Plotting code records

* start *

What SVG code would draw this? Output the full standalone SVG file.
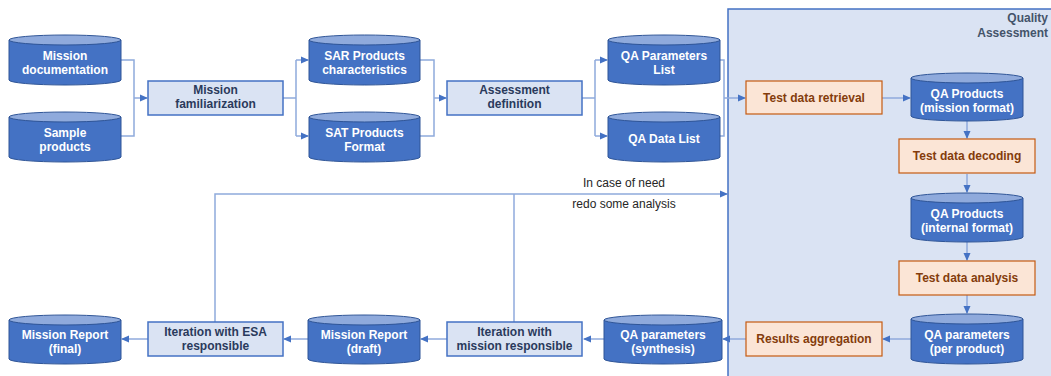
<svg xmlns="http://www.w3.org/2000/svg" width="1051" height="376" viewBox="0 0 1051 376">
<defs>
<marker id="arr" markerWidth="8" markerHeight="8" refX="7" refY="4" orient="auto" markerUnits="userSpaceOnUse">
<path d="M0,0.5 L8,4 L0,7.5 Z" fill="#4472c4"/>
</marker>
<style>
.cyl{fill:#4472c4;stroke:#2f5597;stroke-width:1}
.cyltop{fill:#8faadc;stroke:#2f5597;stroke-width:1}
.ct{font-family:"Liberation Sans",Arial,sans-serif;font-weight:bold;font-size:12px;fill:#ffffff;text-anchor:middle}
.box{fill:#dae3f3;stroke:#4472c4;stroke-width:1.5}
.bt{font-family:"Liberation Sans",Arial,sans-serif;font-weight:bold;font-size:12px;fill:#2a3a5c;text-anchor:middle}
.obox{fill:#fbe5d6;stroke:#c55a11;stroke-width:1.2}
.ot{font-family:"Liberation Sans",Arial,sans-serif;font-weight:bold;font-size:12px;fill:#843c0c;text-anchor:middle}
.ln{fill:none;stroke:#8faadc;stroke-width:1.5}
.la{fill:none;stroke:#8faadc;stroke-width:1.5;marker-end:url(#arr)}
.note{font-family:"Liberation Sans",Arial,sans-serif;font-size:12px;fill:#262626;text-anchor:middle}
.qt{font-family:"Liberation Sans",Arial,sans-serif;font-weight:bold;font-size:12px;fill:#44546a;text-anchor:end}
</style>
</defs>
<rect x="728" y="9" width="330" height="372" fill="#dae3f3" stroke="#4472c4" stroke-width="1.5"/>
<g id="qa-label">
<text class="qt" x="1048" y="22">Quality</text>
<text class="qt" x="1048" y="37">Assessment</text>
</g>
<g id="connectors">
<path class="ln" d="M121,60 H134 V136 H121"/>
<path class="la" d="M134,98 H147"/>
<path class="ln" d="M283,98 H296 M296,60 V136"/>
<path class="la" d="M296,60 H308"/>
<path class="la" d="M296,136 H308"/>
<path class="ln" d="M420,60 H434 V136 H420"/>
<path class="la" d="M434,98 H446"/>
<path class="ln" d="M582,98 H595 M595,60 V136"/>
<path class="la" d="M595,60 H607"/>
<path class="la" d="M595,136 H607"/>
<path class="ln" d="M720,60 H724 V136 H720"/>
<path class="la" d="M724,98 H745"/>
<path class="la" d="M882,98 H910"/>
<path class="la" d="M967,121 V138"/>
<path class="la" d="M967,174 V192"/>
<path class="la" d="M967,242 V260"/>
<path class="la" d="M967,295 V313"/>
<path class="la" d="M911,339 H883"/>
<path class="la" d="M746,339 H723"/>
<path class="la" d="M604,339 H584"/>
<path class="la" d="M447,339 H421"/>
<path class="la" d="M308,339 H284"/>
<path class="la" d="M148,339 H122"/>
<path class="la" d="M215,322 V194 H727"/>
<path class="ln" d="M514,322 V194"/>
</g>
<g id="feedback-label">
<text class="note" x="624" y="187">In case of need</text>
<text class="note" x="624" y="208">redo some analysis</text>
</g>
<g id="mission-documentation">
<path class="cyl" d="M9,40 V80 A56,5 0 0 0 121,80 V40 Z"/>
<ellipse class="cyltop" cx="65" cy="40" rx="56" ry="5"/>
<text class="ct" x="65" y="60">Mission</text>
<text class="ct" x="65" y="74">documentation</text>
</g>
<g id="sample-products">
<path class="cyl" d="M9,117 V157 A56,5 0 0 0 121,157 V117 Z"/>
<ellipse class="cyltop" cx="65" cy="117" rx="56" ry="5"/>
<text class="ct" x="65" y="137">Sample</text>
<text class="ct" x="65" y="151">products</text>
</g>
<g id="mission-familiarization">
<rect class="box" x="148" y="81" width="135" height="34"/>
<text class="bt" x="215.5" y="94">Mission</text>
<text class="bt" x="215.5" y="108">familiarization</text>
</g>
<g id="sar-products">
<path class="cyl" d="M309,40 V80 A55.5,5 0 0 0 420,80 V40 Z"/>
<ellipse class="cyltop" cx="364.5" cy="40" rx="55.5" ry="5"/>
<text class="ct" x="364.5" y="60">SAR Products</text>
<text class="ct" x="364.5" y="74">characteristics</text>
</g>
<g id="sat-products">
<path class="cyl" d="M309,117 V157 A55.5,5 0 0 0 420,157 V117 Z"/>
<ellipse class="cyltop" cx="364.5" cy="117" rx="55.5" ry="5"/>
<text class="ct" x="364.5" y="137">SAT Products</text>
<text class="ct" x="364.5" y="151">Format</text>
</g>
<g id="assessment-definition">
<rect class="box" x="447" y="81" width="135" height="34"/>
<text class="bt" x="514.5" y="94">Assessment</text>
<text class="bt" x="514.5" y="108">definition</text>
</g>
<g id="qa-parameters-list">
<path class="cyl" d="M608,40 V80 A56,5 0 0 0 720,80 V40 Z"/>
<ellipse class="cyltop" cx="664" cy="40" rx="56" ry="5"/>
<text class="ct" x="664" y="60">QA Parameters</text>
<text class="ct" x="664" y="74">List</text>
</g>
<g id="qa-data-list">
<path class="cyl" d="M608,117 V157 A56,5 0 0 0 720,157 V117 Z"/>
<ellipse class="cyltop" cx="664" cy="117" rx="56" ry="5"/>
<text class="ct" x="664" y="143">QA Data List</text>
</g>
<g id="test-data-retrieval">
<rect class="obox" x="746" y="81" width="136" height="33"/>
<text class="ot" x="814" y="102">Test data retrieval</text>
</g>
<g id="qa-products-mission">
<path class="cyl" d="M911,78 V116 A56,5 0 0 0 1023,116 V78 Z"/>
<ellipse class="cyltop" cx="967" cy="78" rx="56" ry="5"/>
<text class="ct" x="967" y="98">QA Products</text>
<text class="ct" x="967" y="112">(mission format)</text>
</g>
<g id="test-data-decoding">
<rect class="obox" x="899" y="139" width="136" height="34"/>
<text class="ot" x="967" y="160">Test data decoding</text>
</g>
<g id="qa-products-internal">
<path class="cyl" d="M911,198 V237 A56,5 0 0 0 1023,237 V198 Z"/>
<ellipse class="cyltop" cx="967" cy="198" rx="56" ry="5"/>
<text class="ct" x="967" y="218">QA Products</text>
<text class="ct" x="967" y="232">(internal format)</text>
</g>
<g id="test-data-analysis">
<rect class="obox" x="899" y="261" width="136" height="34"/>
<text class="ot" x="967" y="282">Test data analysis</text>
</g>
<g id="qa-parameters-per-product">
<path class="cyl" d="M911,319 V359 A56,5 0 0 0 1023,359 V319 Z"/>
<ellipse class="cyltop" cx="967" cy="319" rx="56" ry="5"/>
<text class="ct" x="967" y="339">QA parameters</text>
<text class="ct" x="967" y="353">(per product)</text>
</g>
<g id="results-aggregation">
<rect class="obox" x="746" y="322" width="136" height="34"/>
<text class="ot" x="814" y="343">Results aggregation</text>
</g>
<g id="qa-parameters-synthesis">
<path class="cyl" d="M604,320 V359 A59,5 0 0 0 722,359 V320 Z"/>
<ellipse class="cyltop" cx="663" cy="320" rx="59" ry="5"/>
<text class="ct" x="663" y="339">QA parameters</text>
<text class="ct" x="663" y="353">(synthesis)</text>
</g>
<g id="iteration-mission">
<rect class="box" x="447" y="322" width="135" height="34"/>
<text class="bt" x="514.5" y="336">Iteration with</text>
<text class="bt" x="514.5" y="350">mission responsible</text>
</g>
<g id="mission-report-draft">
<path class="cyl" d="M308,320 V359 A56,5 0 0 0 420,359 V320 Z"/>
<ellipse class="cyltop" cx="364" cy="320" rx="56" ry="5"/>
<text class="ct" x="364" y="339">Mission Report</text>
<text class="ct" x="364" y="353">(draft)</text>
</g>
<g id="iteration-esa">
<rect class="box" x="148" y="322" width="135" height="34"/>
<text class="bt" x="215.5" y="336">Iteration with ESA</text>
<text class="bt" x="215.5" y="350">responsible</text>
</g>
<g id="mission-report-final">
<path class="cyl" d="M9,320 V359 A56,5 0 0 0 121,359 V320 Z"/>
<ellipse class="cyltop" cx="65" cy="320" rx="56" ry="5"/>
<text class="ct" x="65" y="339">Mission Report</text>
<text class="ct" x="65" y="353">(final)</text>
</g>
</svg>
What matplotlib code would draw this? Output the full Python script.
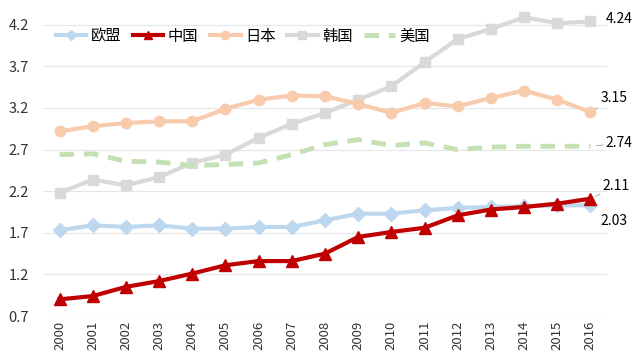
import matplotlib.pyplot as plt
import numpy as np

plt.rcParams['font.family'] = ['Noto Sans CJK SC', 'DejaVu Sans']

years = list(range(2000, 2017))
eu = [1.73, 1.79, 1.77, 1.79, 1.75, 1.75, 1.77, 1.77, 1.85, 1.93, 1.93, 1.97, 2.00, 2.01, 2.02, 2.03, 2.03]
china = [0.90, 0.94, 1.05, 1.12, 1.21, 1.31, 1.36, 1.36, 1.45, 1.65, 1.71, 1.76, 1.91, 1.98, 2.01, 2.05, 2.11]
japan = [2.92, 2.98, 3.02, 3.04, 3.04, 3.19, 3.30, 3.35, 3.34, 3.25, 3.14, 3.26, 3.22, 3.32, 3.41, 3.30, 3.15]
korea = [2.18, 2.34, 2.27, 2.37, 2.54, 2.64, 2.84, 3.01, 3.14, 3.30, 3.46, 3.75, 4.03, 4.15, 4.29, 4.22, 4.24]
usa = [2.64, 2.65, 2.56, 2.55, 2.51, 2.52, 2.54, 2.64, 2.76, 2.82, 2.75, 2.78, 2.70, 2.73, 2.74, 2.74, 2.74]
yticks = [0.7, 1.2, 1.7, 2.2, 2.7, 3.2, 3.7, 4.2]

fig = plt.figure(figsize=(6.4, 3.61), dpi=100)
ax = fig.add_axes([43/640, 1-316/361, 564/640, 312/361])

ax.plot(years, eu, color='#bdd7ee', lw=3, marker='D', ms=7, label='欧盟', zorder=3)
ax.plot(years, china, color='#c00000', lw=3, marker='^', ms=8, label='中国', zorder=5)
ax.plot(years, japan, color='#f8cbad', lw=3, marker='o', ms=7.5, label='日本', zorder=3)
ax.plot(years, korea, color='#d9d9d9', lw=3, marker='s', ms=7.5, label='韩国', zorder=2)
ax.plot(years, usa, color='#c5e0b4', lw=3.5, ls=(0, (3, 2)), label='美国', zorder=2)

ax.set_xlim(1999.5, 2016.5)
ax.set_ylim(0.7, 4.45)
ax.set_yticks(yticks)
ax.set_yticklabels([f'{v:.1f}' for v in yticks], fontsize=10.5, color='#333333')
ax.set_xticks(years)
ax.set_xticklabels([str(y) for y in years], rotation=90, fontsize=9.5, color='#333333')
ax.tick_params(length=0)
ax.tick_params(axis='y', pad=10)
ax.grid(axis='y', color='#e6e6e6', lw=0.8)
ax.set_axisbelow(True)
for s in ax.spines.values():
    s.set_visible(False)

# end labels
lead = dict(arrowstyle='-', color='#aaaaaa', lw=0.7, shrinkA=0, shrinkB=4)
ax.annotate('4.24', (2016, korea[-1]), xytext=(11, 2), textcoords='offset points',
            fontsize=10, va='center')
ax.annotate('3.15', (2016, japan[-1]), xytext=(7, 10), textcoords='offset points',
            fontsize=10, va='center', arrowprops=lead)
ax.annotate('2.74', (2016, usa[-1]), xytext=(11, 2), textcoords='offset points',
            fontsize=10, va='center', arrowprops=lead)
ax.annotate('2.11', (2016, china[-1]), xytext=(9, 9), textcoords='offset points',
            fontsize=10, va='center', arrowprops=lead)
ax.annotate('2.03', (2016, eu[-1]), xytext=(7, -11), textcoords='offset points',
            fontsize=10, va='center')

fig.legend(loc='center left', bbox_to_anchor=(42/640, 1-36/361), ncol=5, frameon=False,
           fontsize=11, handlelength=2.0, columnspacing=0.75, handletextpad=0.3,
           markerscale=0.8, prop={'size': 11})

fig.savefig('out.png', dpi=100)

* end *

**Aim of the task**
Return exactly the lines from the one with "What matplotlib code" to the one with "plt.rcParams['font.family'] = ['Noto", both ends kept, and only those. Images are left out.

**Exercise result**
What matplotlib code would draw this? Output the full Python script.
import matplotlib.pyplot as plt
import numpy as np

plt.rcParams['font.family'] = ['Noto Sans CJK SC', 'DejaVu Sans']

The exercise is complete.